Think about it.  Every CVS 0day is an opportunity for a miniscule
subset of the earth's population to own projects' source trees.  Owning
a source tree can only lead to
serious badness.

BTW, the way things are going, I'd consider switching to svn.


i think the svn team is a little late, as there should be an advisory due 
out really soon detailing a heap overflow in svnserve.

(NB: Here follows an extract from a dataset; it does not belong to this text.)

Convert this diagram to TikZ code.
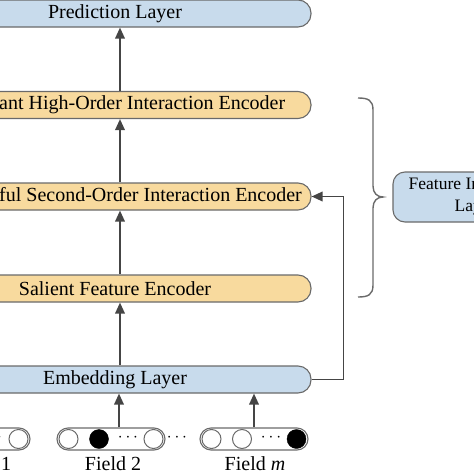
\documentclass[tikz,border=0pt]{standalone}
\usepackage{fontspec}
\setmainfont{Liberation Serif}
\usetikzlibrary{arrows.meta}
\definecolor{blueF}{HTML}{C8DBEC}
\definecolor{orangeF}{HTML}{F8DA9E}
\definecolor{edgeC}{HTML}{6A6A6A}
\definecolor{arrC}{HTML}{454545}
\begin{document}
\begin{tikzpicture}[x=1pt,y=-1pt,
 layer/.style={draw=edgeC, line width=1.1pt, rounded corners=13pt, minimum width=392pt, minimum height=27pt, inner sep=0pt, font=\fontsize{20}{22}\selectfont},
 bluebox/.style={layer, fill=blueF},
 orangebox/.style={layer, fill=orangeF},
 arr/.style={draw=arrC, line width=1.8pt, -{Triangle[length=11pt,width=9.5pt]}},
 vec/.style={draw=edgeC, line width=1.1pt, rounded corners=11pt, minimum width=108pt, minimum height=22pt, inner sep=0pt},
 oc/.style={circle, draw=edgeC, line width=1pt, fill=white, minimum size=19pt, inner sep=0pt},
 bc/.style={circle, draw=black, fill=black, minimum size=19pt, inner sep=0pt},
 dotsn/.style={inner sep=0pt, font=\fontsize{17}{17}\selectfont},
 lbl/.style={font=\fontsize{20}{22}\selectfont, inner sep=0pt},
 featbox/.style={draw=edgeC, line width=1.1pt, fill=blueF, rounded corners=12pt, minimum width=164pt, minimum height=50pt, align=center, inner sep=0pt, font=\fontsize{17.5}{22}\selectfont},
 bracel/.style={draw=edgeC, line width=1.4pt}
]
\useasboundingbox (0,0) rectangle (474,474);
\clip (0,0) rectangle (474,474);

% layers
\node[bluebox] (pred) at (115,13.5) {Prediction Layer};
\node[orangebox] (high) at (115,105) {Important High-Order Interaction Encoder\hspace{2pt}};
\node[orangebox] (second) at (115,196.5) {Meaningful Second-Order Interaction Encoder};
\node[orangebox] (salient) at (115,288.5) {Salient Feature Encoder};
\node[bluebox] (embed) at (115,379.5) {Embedding Layer};

% vertical arrows
\draw[arr] ([xshift=5pt]embed.north) -- ([xshift=5pt]salient.south);
\draw[arr] ([xshift=5pt]salient.north) -- ([xshift=5pt]second.south);
\draw[arr] ([xshift=5pt]second.north) -- ([xshift=5pt]high.south);
\draw[arr] ([xshift=5pt]high.north) -- ([xshift=5pt]pred.south);

% skip connection
\draw[arr] (embed.east) -- ++(32,0) |- (second.east);

% field vectors
\node[vec] (f1) at (-24,439) {};
\node[vec] (f2) at (111,439) {};
\node[vec] (fm) at (254,439) {};

\node[oc] (f1a) at (-66.5,439) {};
\node[bc] (f1b) at (-37,439) {};
\node[dotsn] (f1d) at (-8,438) {$\cdots$};
\node[oc] (f1c) at (18.5,439) {};

\node[oc] (f2a) at (68.5,439) {};
\node[bc] (f2b) at (99,439) {};
\node[dotsn] (f2d) at (128,438) {$\cdots$};
\node[oc] (f2c) at (153.5,439) {};

\node[oc] (fma) at (211.5,439) {};
\node[oc] (fmb) at (242,439) {};
\node[dotsn] (fmd) at (271,438) {$\cdots$};
\node[bc] (fmc) at (296.5,439) {};

\node[dotsn] (gapd) at (177,438) {$\cdots$};

\draw[arr] ([xshift=8pt]f2.north) -- ([xshift=8pt]f2.north |- embed.south);
\draw[arr] (fm.north) -- (fm.north |- embed.south);

% labels
\node[lbl] (l1) at (-17,464) {Field 1};
\node[lbl] (l2) at (113,464) {Field 2};
\node[lbl] (lm) at (255,464) {Field \textit{m}};

% brace
\draw[bracel] (358,98) .. controls (368,98) and (373,100) .. (373,110)
  -- (373,186) .. controls (373,193) and (377,197) .. (383,197)
  .. controls (377,197) and (373,201) .. (373,208)
  -- (373,285) .. controls (373,295) and (368,297) .. (358,297);

% feature interaction layer
\node[featbox] (feat) at (475,197) {Feature Interaction\\Layer};
\end{tikzpicture}
\end{document}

i know how people like OllyDbg screens:
http://felinemenace.org/~nd/SMUDGE/svn1/svn2.png

I'd consider writing your own in python, if anything.
 

 >
 > http://security.e-matters.de/advisories/092004.html
 >
 > More CVS bugs killed, bringing the number of published CVS bugs
 > from e-matters (not that all were found by e-matters, but counting
 > them as the originating point of the advisory) to eight.  Unless
 > I've missed some.
 >
 > The question now is - is CVS safe to use?
 >
 > If you're killing bugs for fame (or because you used to be a
 > hacker, and decided to do your part to ruin that wonderful
 > experience for today's youth - you know who you are, and this isn't
 >  directed at a single person (but the single person that thinks it
 > is should take this to heart)) you should probably find something a
 >  bit more noble to do with yourself.  If the best you is to try
 > destroying something you once loved, just because you've decided to
 >  grow up and no longer be a part of that, then you're simply an
 > uninteresting person.  Nothing more than a one trick pony.  And
 > while you might be great at that one trick, you're still generally
 > a complete waste of humanity.
 >
 > If you're killing bugs as a legitimate effort to make something
 > secure, you need to realize that unless you can stand behind your
 > releases and say that "this software is now secure" you aren't
 > doing anything.
 >
 > You might think that you are some sort of internet superhero, but
 > unless you can actually give some sort of guarantee that the
 > software is safe for use, you are nothing but another KF (by KF, I
 > mean clueless idiot finding easy bugs for fame and obviously not
 > being able to make a promise of security in an application after
 > your audit) just making noise, hoping enough of the public is dumb
 > enough to be impressed with your childish actions and bring a few
 > dollars your way.
 >
 > Probably the greatest thing that has happened with full disclosure
 > efforts recently, was ISS and their proftpd bug.  Most impressive
 > was the exploitable bug introduced with the patch.  Why this didn't
 >  get any real attention, I'm not sure.  But a security company
 > recommending to patch for a bug they found, with a bug they've
 > written, is funny. And if they want to say it wasn't part of the
 > patch they provided that's fine - it is still their obligation to
 > their clients to say, "this patch is safe to use".
 >
 > So, back to the point - will any representative of e-matters like
 > to step forward and say, "CVS is safe to use"?  Or are they going
 > to sit idle and say, "sure, we found some bugs, but there could be
 > more, we don't know!" and continue to blow smoke up the asses of
 > the public?
 >
 > Because, that's what this disclosure nonsense is all about, without
 >  someone having the balls to stand by their work and say they've
 > provided security.
 >
 > In other news, the iDEFENSE squid advisory is worth laughing at.
 >
 > http://lists.netsys.com/pipermail/full-disclosure/2004-June/022415.html
 >
 >
 >
 > A friend and I were discussing the other night some modifications
 > to these bullshit "disclosure guidelines".  We'd like to see
 > security companies only release advisories concerning default and
 > widespread issues - anything else should just be silently fixed. If
 > you can't come up with something interesting, stop trying to
 > pretend that it is to sell your imaginary security services.
 >
 > Back to the advisory itself - linking to a specific patch for the
 > problem, and advising to "Recompile Squid-Proxy with NTLM handlers
 > disabled." is funny.  For those of you at iDEFENSE who don't
 > understand why this is funny, if your clients have specifically
 > built their Squid with that functionality, it almost certainly
 > means they need that functionality!  So, why not figure out how to
 > actually use the patch and advise them to use that?  Because,
 > you're just blowing smoke up their asses for a few dollars too.
 >
 > So, e-matters and iDEFENSE - care to step forward and make the bold
 >  claim of either product being safe to use?  "Safer" doesn't really
 >  mean anything in the world of computer security, so claiming the
 > publication of single bugs makes it safer is pretty sad sounding!